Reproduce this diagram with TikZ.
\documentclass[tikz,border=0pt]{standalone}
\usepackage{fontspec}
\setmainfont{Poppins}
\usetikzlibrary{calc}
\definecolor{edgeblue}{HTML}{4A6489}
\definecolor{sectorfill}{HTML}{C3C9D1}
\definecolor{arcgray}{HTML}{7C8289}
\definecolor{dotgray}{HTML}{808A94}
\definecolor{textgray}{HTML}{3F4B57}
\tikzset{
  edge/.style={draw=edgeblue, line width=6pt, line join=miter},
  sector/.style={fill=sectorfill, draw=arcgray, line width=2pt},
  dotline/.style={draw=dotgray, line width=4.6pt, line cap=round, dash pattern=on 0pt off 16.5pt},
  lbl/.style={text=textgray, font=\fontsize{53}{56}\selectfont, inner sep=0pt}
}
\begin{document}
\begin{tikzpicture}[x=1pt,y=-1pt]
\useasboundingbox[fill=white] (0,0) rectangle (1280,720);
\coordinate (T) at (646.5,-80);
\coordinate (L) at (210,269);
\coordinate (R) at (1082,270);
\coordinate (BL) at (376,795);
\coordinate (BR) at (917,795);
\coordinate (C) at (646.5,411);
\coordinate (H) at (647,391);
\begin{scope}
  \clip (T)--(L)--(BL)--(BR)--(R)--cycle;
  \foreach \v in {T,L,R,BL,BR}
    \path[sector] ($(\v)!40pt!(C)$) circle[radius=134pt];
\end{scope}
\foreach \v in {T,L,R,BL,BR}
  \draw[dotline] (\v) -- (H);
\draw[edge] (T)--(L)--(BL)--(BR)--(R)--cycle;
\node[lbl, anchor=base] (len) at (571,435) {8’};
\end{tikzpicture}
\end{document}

--------------------------------

## What you need to do
Copy out the whole listing exactly as written.

## Final result
Reproduce this diagram with TikZ.
\documentclass[tikz,border=0pt]{standalone}
\usepackage{fontspec}
\setmainfont{Poppins}
\usetikzlibrary{calc}
\definecolor{edgeblue}{HTML}{4A6489}
\definecolor{sectorfill}{HTML}{C3C9D1}
\definecolor{arcgray}{HTML}{7C8289}
\definecolor{dotgray}{HTML}{808A94}
\definecolor{textgray}{HTML}{3F4B57}
\tikzset{
  edge/.style={draw=edgeblue, line width=6pt, line join=miter},
  sector/.style={fill=sectorfill, draw=arcgray, line width=2pt},
  dotline/.style={draw=dotgray, line width=4.6pt, line cap=round, dash pattern=on 0pt off 16.5pt},
  lbl/.style={text=textgray, font=\fontsize{53}{56}\selectfont, inner sep=0pt}
}
\begin{document}
\begin{tikzpicture}[x=1pt,y=-1pt]
\useasboundingbox[fill=white] (0,0) rectangle (1280,720);
\coordinate (T) at (646.5,-80);
\coordinate (L) at (210,269);
\coordinate (R) at (1082,270);
\coordinate (BL) at (376,795);
\coordinate (BR) at (917,795);
\coordinate (C) at (646.5,411);
\coordinate (H) at (647,391);
\begin{scope}
  \clip (T)--(L)--(BL)--(BR)--(R)--cycle;
  \foreach \v in {T,L,R,BL,BR}
    \path[sector] ($(\v)!40pt!(C)$) circle[radius=134pt];
\end{scope}
\foreach \v in {T,L,R,BL,BR}
  \draw[dotline] (\v) -- (H);
\draw[edge] (T)--(L)--(BL)--(BR)--(R)--cycle;
\node[lbl, anchor=base] (len) at (571,435) {8’};
\end{tikzpicture}
\end{document}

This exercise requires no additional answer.